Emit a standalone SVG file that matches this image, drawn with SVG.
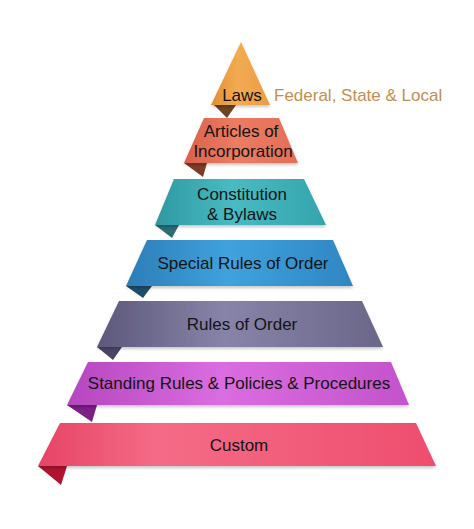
<svg xmlns="http://www.w3.org/2000/svg" width="474" height="529" viewBox="0 0 474 529">
<defs>
<filter id="sh" x="-10%" y="-20%" width="120%" height="160%">
<feDropShadow dx="0" dy="2" stdDeviation="1.6" flood-color="#000" flood-opacity="0.22"/>
</filter>
<linearGradient id="gLaws" x1="0" y1="0" x2="1" y2="0">
<stop offset="0" stop-color="#E28E34"/><stop offset="0.45" stop-color="#F2AB52"/><stop offset="1" stop-color="#EC9C42"/>
</linearGradient>
<linearGradient id="gArt" x1="0" y1="0" x2="1" y2="0">
<stop offset="0" stop-color="#D9604A"/><stop offset="0.45" stop-color="#EC7C63"/><stop offset="1" stop-color="#E46E56"/>
</linearGradient>
<linearGradient id="gCon" x1="0" y1="0" x2="1" y2="0">
<stop offset="0" stop-color="#2F98A2"/><stop offset="0.45" stop-color="#48BBC2"/><stop offset="1" stop-color="#35A4AD"/>
</linearGradient>
<linearGradient id="gSpe" x1="0" y1="0" x2="1" y2="0">
<stop offset="0" stop-color="#2C7DB6"/><stop offset="0.45" stop-color="#40A2DD"/><stop offset="1" stop-color="#2E86C2"/>
</linearGradient>
<linearGradient id="gRul" x1="0" y1="0" x2="1" y2="0">
<stop offset="0" stop-color="#5C587A"/><stop offset="0.45" stop-color="#8884A9"/><stop offset="1" stop-color="#6A6688"/>
</linearGradient>
<linearGradient id="gSta" x1="0" y1="0" x2="1" y2="0">
<stop offset="0" stop-color="#B546BF"/><stop offset="0.45" stop-color="#DA6DE0"/><stop offset="1" stop-color="#C353CB"/>
</linearGradient>
<linearGradient id="gCus" x1="0" y1="0" x2="1" y2="0">
<stop offset="0" stop-color="#E64464"/><stop offset="0.3" stop-color="#F56B87"/><stop offset="1" stop-color="#EE4E6D"/>
</linearGradient>
<style>
.lbl{font-family:"Liberation Sans",Arial,sans-serif;font-size:17px;fill:#141414;text-anchor:middle}
.sub{font-family:"Liberation Sans",Arial,sans-serif;font-size:17px;fill:#C48E52}
.band{filter:url(#sh)}
</style>
</defs>
<rect width="474" height="529" fill="#fff"/>

<g id="laws">
<polygon points="214,105 236,105 227,118" fill="#6E4422"/>
<polygon class="band" points="241,42 211,105 270,105" fill="url(#gLaws)"/>
<text class="lbl" x="242" y="101">Laws</text>
<text class="sub" x="274" y="101">Federal, State &amp; Local</text>
</g>

<g id="articles">
<polygon points="184,163 207,163 203,177" fill="#7E3B28"/>
<polygon class="band" points="204,118 279,118 298,163 184,163" fill="url(#gArt)"/>
<text class="lbl" x="241" y="137">Articles of</text>
<text class="lbl" x="243" y="157">Incorporation</text>
</g>

<g id="constitution">
<polygon points="155,225 179,225 172,238" fill="#2A6D74"/>
<polygon class="band" points="174,179 304,179 326,225 155,225" fill="url(#gCon)"/>
<text class="lbl" x="242" y="200">Constitution</text>
<text class="lbl" x="242" y="220">&amp; Bylaws</text>
</g>

<g id="special">
<polygon points="126,286 152,286 143,298" fill="#1E4D6B"/>
<polygon class="band" points="147,240 333,240 353,286 126,286" fill="url(#gSpe)"/>
<text class="lbl" x="243" y="269">Special Rules of Order</text>
</g>

<g id="rules">
<polygon points="97,347 122,347 113,360" fill="#4A4668"/>
<polygon class="band" points="119,301 362,301 383,347 97,347" fill="url(#gRul)"/>
<text class="lbl" x="242" y="330">Rules of Order</text>
</g>

<g id="standing">
<polygon points="67,405 97,405 92,422" fill="#7A1F86"/>
<polygon class="band" points="88,362 391,362 409,405 67,405" fill="url(#gSta)"/>
<text class="lbl" x="239" y="389">Standing Rules &amp; Policies &amp; Procedures</text>
</g>

<g id="custom">
<polygon points="38,466 67,466 61,485" fill="#B0122F"/>
<polygon class="band" points="60,423 416,423 436,466 38,466" fill="url(#gCus)"/>
<text class="lbl" x="239" y="451">Custom</text>
</g>
</svg>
● ● ● ● ●
- [The exercise]: Leave the pictures out and copy the rest of the data exactly.

- [Answer below]:
Emit a standalone SVG file that matches this image, drawn with SVG.
<svg xmlns="http://www.w3.org/2000/svg" width="474" height="529" viewBox="0 0 474 529">
<defs>
<filter id="sh" x="-10%" y="-20%" width="120%" height="160%">
<feDropShadow dx="0" dy="2" stdDeviation="1.6" flood-color="#000" flood-opacity="0.22"/>
</filter>
<linearGradient id="gLaws" x1="0" y1="0" x2="1" y2="0">
<stop offset="0" stop-color="#E28E34"/><stop offset="0.45" stop-color="#F2AB52"/><stop offset="1" stop-color="#EC9C42"/>
</linearGradient>
<linearGradient id="gArt" x1="0" y1="0" x2="1" y2="0">
<stop offset="0" stop-color="#D9604A"/><stop offset="0.45" stop-color="#EC7C63"/><stop offset="1" stop-color="#E46E56"/>
</linearGradient>
<linearGradient id="gCon" x1="0" y1="0" x2="1" y2="0">
<stop offset="0" stop-color="#2F98A2"/><stop offset="0.45" stop-color="#48BBC2"/><stop offset="1" stop-color="#35A4AD"/>
</linearGradient>
<linearGradient id="gSpe" x1="0" y1="0" x2="1" y2="0">
<stop offset="0" stop-color="#2C7DB6"/><stop offset="0.45" stop-color="#40A2DD"/><stop offset="1" stop-color="#2E86C2"/>
</linearGradient>
<linearGradient id="gRul" x1="0" y1="0" x2="1" y2="0">
<stop offset="0" stop-color="#5C587A"/><stop offset="0.45" stop-color="#8884A9"/><stop offset="1" stop-color="#6A6688"/>
</linearGradient>
<linearGradient id="gSta" x1="0" y1="0" x2="1" y2="0">
<stop offset="0" stop-color="#B546BF"/><stop offset="0.45" stop-color="#DA6DE0"/><stop offset="1" stop-color="#C353CB"/>
</linearGradient>
<linearGradient id="gCus" x1="0" y1="0" x2="1" y2="0">
<stop offset="0" stop-color="#E64464"/><stop offset="0.3" stop-color="#F56B87"/><stop offset="1" stop-color="#EE4E6D"/>
</linearGradient>
<style>
.lbl{font-family:"Liberation Sans",Arial,sans-serif;font-size:17px;fill:#141414;text-anchor:middle}
.sub{font-family:"Liberation Sans",Arial,sans-serif;font-size:17px;fill:#C48E52}
.band{filter:url(#sh)}
</style>
</defs>
<rect width="474" height="529" fill="#fff"/>

<g id="laws">
<polygon points="214,105 236,105 227,118" fill="#6E4422"/>
<polygon class="band" points="241,42 211,105 270,105" fill="url(#gLaws)"/>
<text class="lbl" x="242" y="101">Laws</text>
<text class="sub" x="274" y="101">Federal, State &amp; Local</text>
</g>

<g id="articles">
<polygon points="184,163 207,163 203,177" fill="#7E3B28"/>
<polygon class="band" points="204,118 279,118 298,163 184,163" fill="url(#gArt)"/>
<text class="lbl" x="241" y="137">Articles of</text>
<text class="lbl" x="243" y="157">Incorporation</text>
</g>

<g id="constitution">
<polygon points="155,225 179,225 172,238" fill="#2A6D74"/>
<polygon class="band" points="174,179 304,179 326,225 155,225" fill="url(#gCon)"/>
<text class="lbl" x="242" y="200">Constitution</text>
<text class="lbl" x="242" y="220">&amp; Bylaws</text>
</g>

<g id="special">
<polygon points="126,286 152,286 143,298" fill="#1E4D6B"/>
<polygon class="band" points="147,240 333,240 353,286 126,286" fill="url(#gSpe)"/>
<text class="lbl" x="243" y="269">Special Rules of Order</text>
</g>

<g id="rules">
<polygon points="97,347 122,347 113,360" fill="#4A4668"/>
<polygon class="band" points="119,301 362,301 383,347 97,347" fill="url(#gRul)"/>
<text class="lbl" x="242" y="330">Rules of Order</text>
</g>

<g id="standing">
<polygon points="67,405 97,405 92,422" fill="#7A1F86"/>
<polygon class="band" points="88,362 391,362 409,405 67,405" fill="url(#gSta)"/>
<text class="lbl" x="239" y="389">Standing Rules &amp; Policies &amp; Procedures</text>
</g>

<g id="custom">
<polygon points="38,466 67,466 61,485" fill="#B0122F"/>
<polygon class="band" points="60,423 416,423 436,466 38,466" fill="url(#gCus)"/>
<text class="lbl" x="239" y="451">Custom</text>
</g>
</svg>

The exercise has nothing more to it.